Meyerbeer: From Berlin To India
by Nick Fuller

Verdi thought him a better musical dramatist than Mozart. Ravel preferred him to Wagner. Liszt thought that he inaugurated a new period of opera, and Hans von Bülow thought him ‘a man of genius’. Bizet and Giuseppe Mazzini compared him to Beethoven, Michelangelo and Shakespeare. Goethe wanted him to set Faust to music, while Georges Sand and Dumas fils thought him the supreme lyrical dramatist.

For much of the past century Meyerbeer was regarded as obscure, forgotten, and when remembered treated with complacent disdain and a wondering pity that such a charlatan should have taken in so many. He was remembered as a hack who churned out mammoth but empty operas full of ‘effects without causes’ and who was hated by Wagner, who called him ‘a Jew banker to whom it occurred to compose operas’ and a tawdry purveyor of ‘a monstrous piebald, historico-romantic, diabolico-religious, fanatico-libidinous, sacro-frivolous, mysterio-jaunty, autolyco-sentimental dramatic hotchpotch’. This was even though Wagner learnt much from Meyerbeer, and it was Meyerbeer who worked to have Rienzi and Der fliegende Holländer first produced.

Now, with the presentation of a cycle of works in his home town, Berlin, Giacomo Meyerbeer’s star may be rising once again. ‘Chacun a son étoile,’ as the heroine’s mother prophesies in L’Étoile du Nord ; ‘la tienne qui brille au nord, au-dessus de toutes les autres, te réserve de bizarres destinées …’
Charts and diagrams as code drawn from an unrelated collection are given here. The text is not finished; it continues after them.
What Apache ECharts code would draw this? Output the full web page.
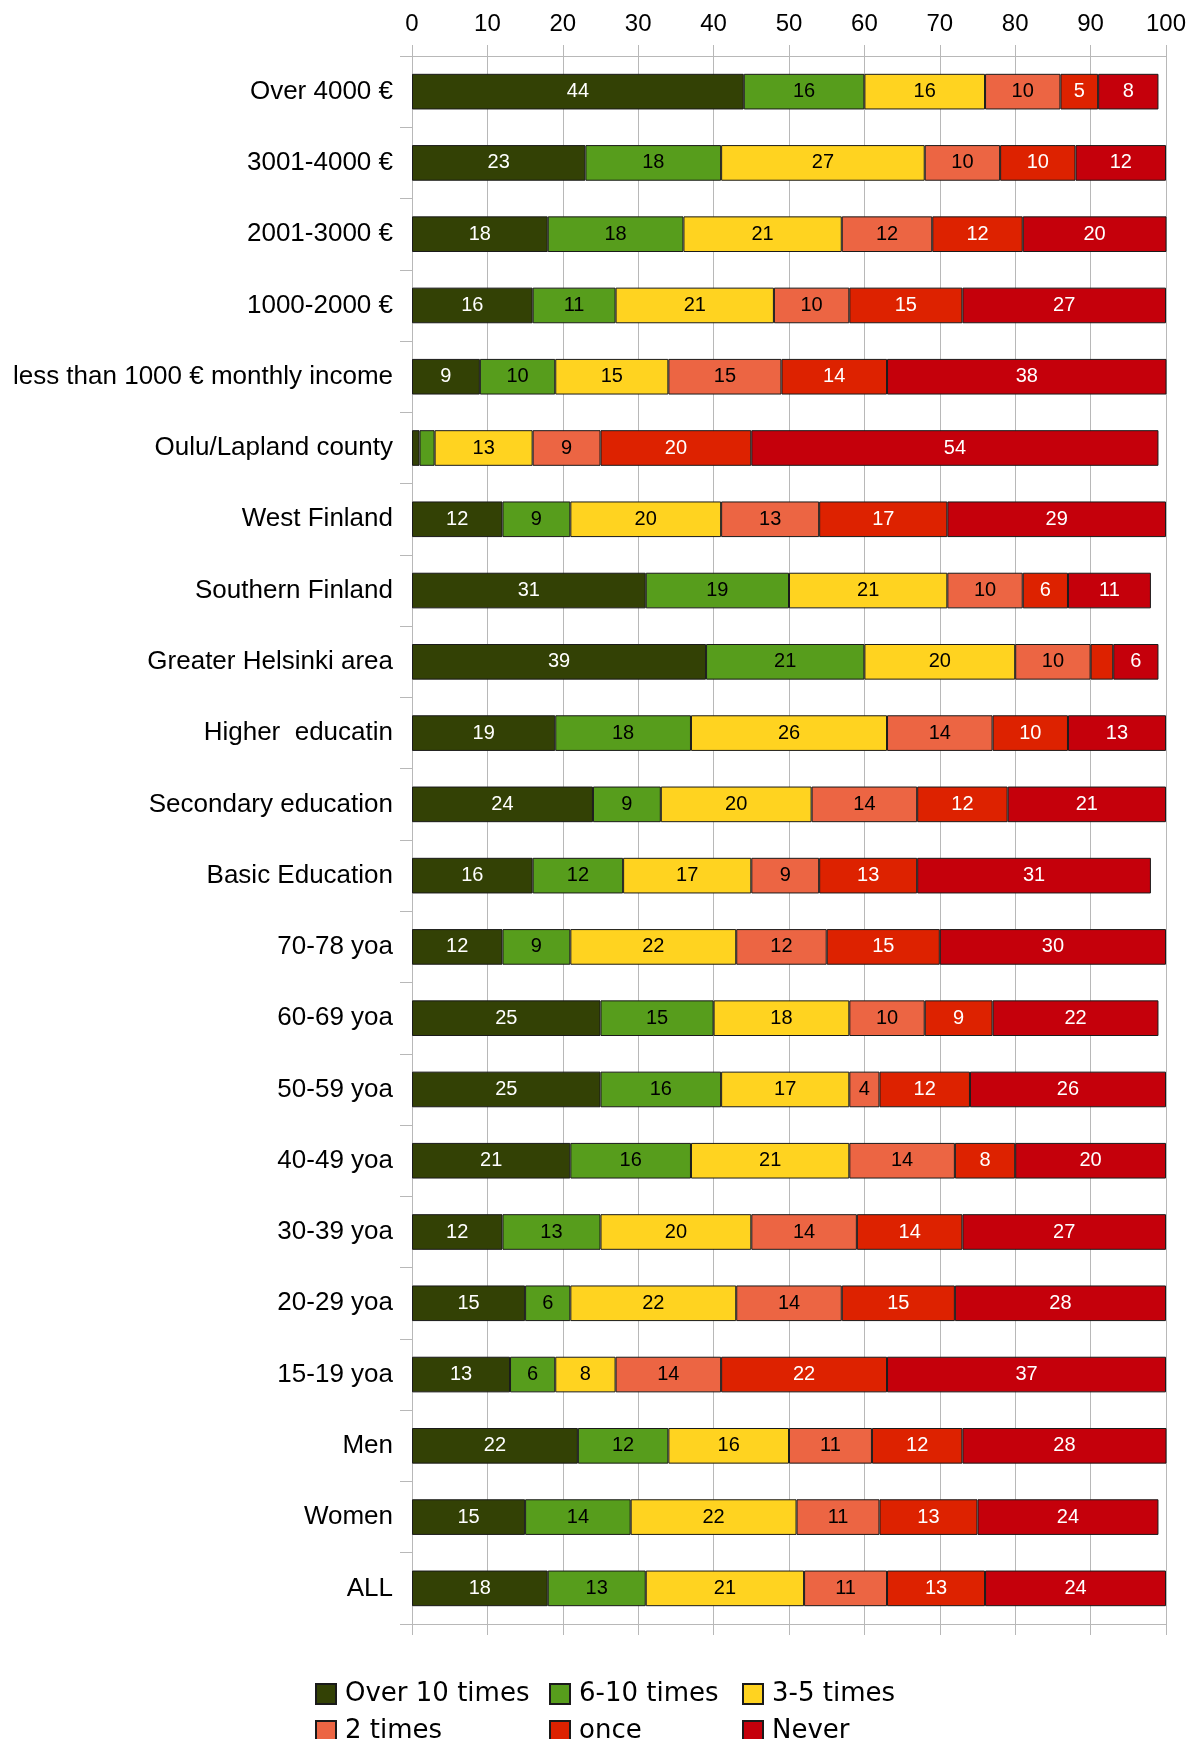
<!DOCTYPE html>
<html>
<head>
<meta charset="utf-8">
<title>Frequency by group</title>
<script src="https://cdn.jsdelivr.net/npm/echarts@6/dist/echarts.min.js"></script>
<style>
  html, body { margin: 0; padding: 0; background: #fff; }
  #chart { width: 1199px; height: 1739px; }
</style>
</head>
<body>
<div id="chart"></div>
<script>
// Respondent groups, top to bottom
const categories = [
  'Over 4000 €', '3001-4000 €', '2001-3000 €', '1000-2000 €',
  'less than 1000 € monthly income', 'Oulu/Lapland county', 'West Finland',
  'Southern Finland', 'Greater Helsinki area', 'Higher  educatin',
  'Secondary education', 'Basic Education', '70-78 yoa', '60-69 yoa',
  '50-59 yoa', '40-49 yoa', '30-39 yoa', '20-29 yoa', '15-19 yoa',
  'Men', 'Women', 'ALL'
];

// Share of respondents (%) per answer, same order as categories
const over10 = [44, 23, 18, 16, 9, 1, 12, 31, 39, 19, 24, 16, 12, 25, 25, 21, 12, 15, 13, 22, 15, 18];
const times6to10 = [16, 18, 18, 11, 10, 2, 9, 19, 21, 18, 9, 12, 9, 15, 16, 16, 13, 6, 6, 12, 14, 13];
const times3to5 = [16, 27, 21, 21, 15, 13, 20, 21, 20, 26, 20, 17, 22, 18, 17, 21, 20, 22, 8, 16, 22, 21];
const twoTimes = [10, 10, 12, 10, 15, 9, 13, 10, 10, 14, 14, 9, 12, 10, 4, 14, 14, 14, 14, 11, 11, 11];
const once = [5, 10, 12, 15, 14, 20, 17, 6, 3, 10, 12, 13, 15, 9, 12, 8, 14, 15, 22, 12, 13, 13];
const never = [8, 12, 20, 27, 38, 54, 29, 11, 6, 13, 21, 31, 30, 22, 26, 20, 27, 28, 37, 28, 24, 24];

const seriesNames = ['Over 10 times', '6-10 times', '3-5 times', '2 times', 'once', 'Never'];
const seriesValues = [over10, times6to10, times3to5, twoTimes, once, never];
const seriesColors = ['#334105', '#579d1c', '#ffd320', '#ec6543', '#dd2200', '#c5000b'];
const labelColors = ['#ffffff', '#000000', '#000000', '#000000', '#ffffff', '#ffffff'];

const xTicks = { min: 0, max: 100, interval: 10 };

const gridColor = '#b8b8b8';

const chart = echarts.init(document.getElementById('chart'), null, { renderer: 'canvas' });

const series = seriesNames.map((name, i) => ({
  name: name,
  type: 'bar',
  stack: 'total',
  xAxisIndex: 0,
  barWidth: '50%',
  data: seriesValues[i],
  itemStyle: {
    color: seriesColors[i],
    borderColor: '#1a1a1a',
    borderWidth: 1
  },
  label: {
    show: true,
    position: 'inside',
    color: labelColors[i],
    fontFamily: 'Liberation Sans, Arial, sans-serif',
    fontSize: 20,
    formatter: p => (p.value >= 4 ? String(p.value) : '')
  },
  emphasis: { disabled: true }
}));

// Legend laid out as a 3 x 2 table: one legend box per entry
const legendCols = [315, 549, 742];
const legendRows = [1681, 1718];
const legends = seriesNames.map((name, i) => ({
  data: [name],
  left: legendCols[i % 3],
  top: legendRows[Math.floor(i / 3)],
  padding: 0,
  itemWidth: 20,
  itemHeight: 20,
  itemGap: 0,
  icon: 'rect',
  selectedMode: false,
  textStyle: {
    fontFamily: 'DejaVu Sans, sans-serif',
    fontSize: 26,
    color: '#000',
    lineHeight: 26,
    padding: [0, 0, 0, 4]
  }
}));

chart.setOption({
  animation: false,
  backgroundColor: '#ffffff',
  grid: { left: 412, right: 33, top: 56, bottom: 115, containLabel: false },
  legend: legends,
  xAxis: [
    {
      type: 'value',
      position: 'top',
      min: xTicks.min,
      max: xTicks.max,
      interval: xTicks.interval,
      axisLine: { show: true, lineStyle: { color: gridColor, width: 1 } },
      axisTick: { show: true, length: 11, lineStyle: { color: gridColor } },
      axisLabel: {
        margin: 20,
        color: '#000',
        fontFamily: 'Liberation Sans, Arial, sans-serif',
        fontSize: 24
      },
      splitLine: { show: true, lineStyle: { color: gridColor, width: 1 } }
    },
    {
      type: 'value',
      position: 'bottom',
      min: xTicks.min,
      max: xTicks.max,
      interval: xTicks.interval,
      axisLine: { show: true, lineStyle: { color: gridColor, width: 1 } },
      axisTick: { show: true, length: 11, lineStyle: { color: gridColor } },
      axisLabel: { show: false },
      splitLine: { show: false }
    }
  ],
  yAxis: {
    type: 'category',
    inverse: true,
    data: categories,
    axisLine: { show: true, lineStyle: { color: gridColor, width: 1 } },
    axisTick: { show: true, length: 12, lineStyle: { color: gridColor } },
    axisLabel: {
      margin: 19,
      color: '#000',
      fontFamily: 'Liberation Sans, Arial, sans-serif',
      fontSize: 26
    },
    splitLine: { show: false }
  },
  series: series
});
</script>
</body>
</html>
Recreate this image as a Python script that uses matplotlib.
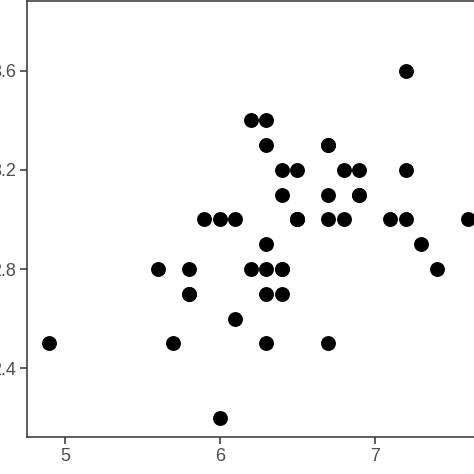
import matplotlib
matplotlib.use("Agg")
import matplotlib.pyplot as plt

# iris virginica: sepal length vs sepal width
sepal_length = [6.3, 5.8, 7.1, 6.3, 6.5, 7.6, 4.9, 7.3, 6.7, 7.2, 6.5, 6.4, 6.8, 5.7, 5.8,
                6.4, 6.5, 7.7, 7.7, 6.0, 6.9, 5.6, 7.7, 6.3, 6.7, 7.2, 6.2, 6.1, 6.4, 7.2,
                7.4, 7.9, 6.4, 6.3, 6.1, 7.7, 6.3, 6.4, 6.0, 6.9, 6.7, 6.9, 5.8, 6.8, 6.7,
                6.7, 6.3, 6.5, 6.2, 5.9]
sepal_width = [3.3, 2.7, 3.0, 2.9, 3.0, 3.0, 2.5, 2.9, 2.5, 3.6, 3.2, 2.7, 3.0, 2.5, 2.8,
               3.2, 3.0, 3.8, 2.6, 2.2, 3.2, 2.8, 2.8, 2.7, 3.3, 3.2, 2.8, 3.0, 2.8, 3.0,
               2.8, 3.8, 2.8, 2.8, 2.6, 3.0, 3.4, 3.1, 3.0, 3.1, 3.1, 3.1, 2.7, 3.2, 3.3,
               3.0, 2.5, 3.0, 3.4, 3.0]
x_ticks = [5, 6, 7]
y_ticks = [2.4, 2.8, 3.2, 3.6]

plt.rcParams["font.family"] = ["Liberation Sans", "DejaVu Sans"]

fig = plt.figure(figsize=(4.74, 4.74), dpi=100)
ax = fig.add_axes([27 / 474, 37 / 474, 1 - 27 / 474, 1 - 37 / 474 - 1 / 474])

ax.scatter(sepal_length, sepal_width, s=115, color="black", linewidths=0, zorder=3)

# the original panel is cropped on the right
ax.set_xlim(4.755, 7.64)
ax.set_ylim(2.122, 3.882)
ax.set_xticks(x_ticks)
ax.set_xticklabels([str(v) for v in x_ticks])
ax.set_yticks(y_ticks)
ax.set_yticklabels([f"{v:.1f}" for v in y_ticks])

for side in ["left", "bottom", "top"]:
    ax.spines[side].set_color("#333333")
    ax.spines[side].set_linewidth(1.1)
ax.spines["right"].set_visible(False)

ax.tick_params(axis="both", colors="#333333", width=1.1, length=5,
               labelsize=13, labelcolor="#4D4D4D", pad=3)

fig.savefig("out.png", dpi=100)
The cycle opened last year with a concert performance of the charming Breton folktale Le Pardon de Ploërmel (Dinorah). The first fully staged production is Meyerbeer’s last opera Vasco da Gama, following the production of the integral work in Chemnitz in 2013; this production opens at the Deutsche Oper on 4 October with Roberto Alagna in the title role. Meyerbeer’s undoubted masterpiece, Les Huguenots, a powerful tale of religious bigotry in sixteenth century France, follows in 2016, and the cycle concludes in 2018 with Le Prophète, set in the Netherlands and Germany at the time of the European wars of religion.

No great composer has suffered such a dramatic fall as Meyerbeer, the most popular and critically acclaimed opera composer of the nineteenth century. This was the man who gave the world Robert le Diable (1831), Les Huguenots (1846), Le Prophète (1849) and Vasco da Gama (L’Africaine) (1865). He was the most cosmopolitan of composers: a German-born Jew whose earliest operas were produced in Germany and Italy, and whose mature works were first produced in France and written for the world—performed as far afield as Melbourne, Mexico, Calcutta, Manila, and Mauritius, as well as in provincial theatres without lavish orchestra or staging. His cosmopolitan style unites Italian bel canto, French rhythm and declamation, and German orchestration, and is capable both of great delicacy and tremendous power. This is a dramatist whose operas are simultaneously exciting entertainments in the grand manner, with strong situations and an eye for the spectacular (shipwrecks in the Indian Ocean, exploding castles and ballets of undead nuns), and humane operas of ideas.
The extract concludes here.